The Integration Of AI & ML In Credit Risk Assessment

18 Sep

Authors: Chitra jayaraman

Abstract: Credit risk assessment is a foundational process in the financial industry, historically reliant on subjective judgment and linear statistical models. However, these traditional methods, exemplified by scorecards like FICO, are constrained by their dependence on limited, structured historical data, leading to a failure to accurately evaluate individuals with "thin" or nonexistent credit files. This limitation can perpetuate historical biases and contribute to financial exclusion.
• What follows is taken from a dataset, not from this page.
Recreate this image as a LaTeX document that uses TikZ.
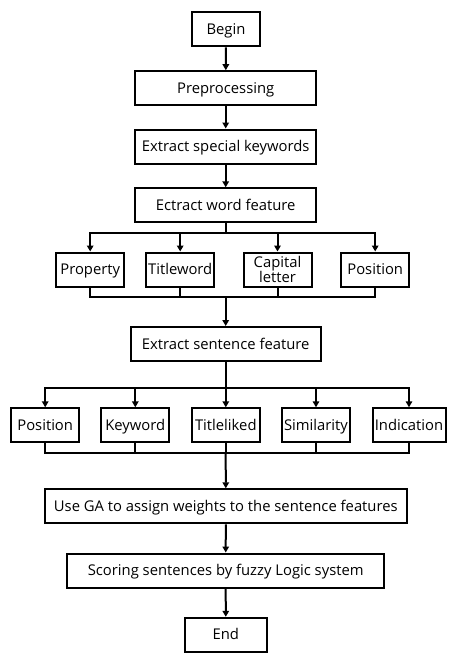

The advent of Artificial Intelligence (AI) and Machine Learning (ML) marks a paradigm shift, providing more accurate, efficient, and dynamic tools for assessing creditworthiness. Advanced models, such as Gradient Boosting Machines and Random Forests, consistently outperform traditional techniques by identifying complex, non-linear patterns in vast datasets, including alternative data sources like utility payments and online behavior. While this technological evolution enhances predictive power and financial inclusion, it introduces significant ethical and regulatory challenges, particularly concerning algorithmic bias and the "black box" nature of complex models. Addressing these issues requires the development of transparent, explainable AI (XAI) and adherence to emerging global regulatory frameworks, such as the EU AI Act and the U.S. Equal Credit Opportunity Act. This study presents a comprehensive analysis of this transformative impact, synthesizing current research to outline a methodology for comparative empirical study.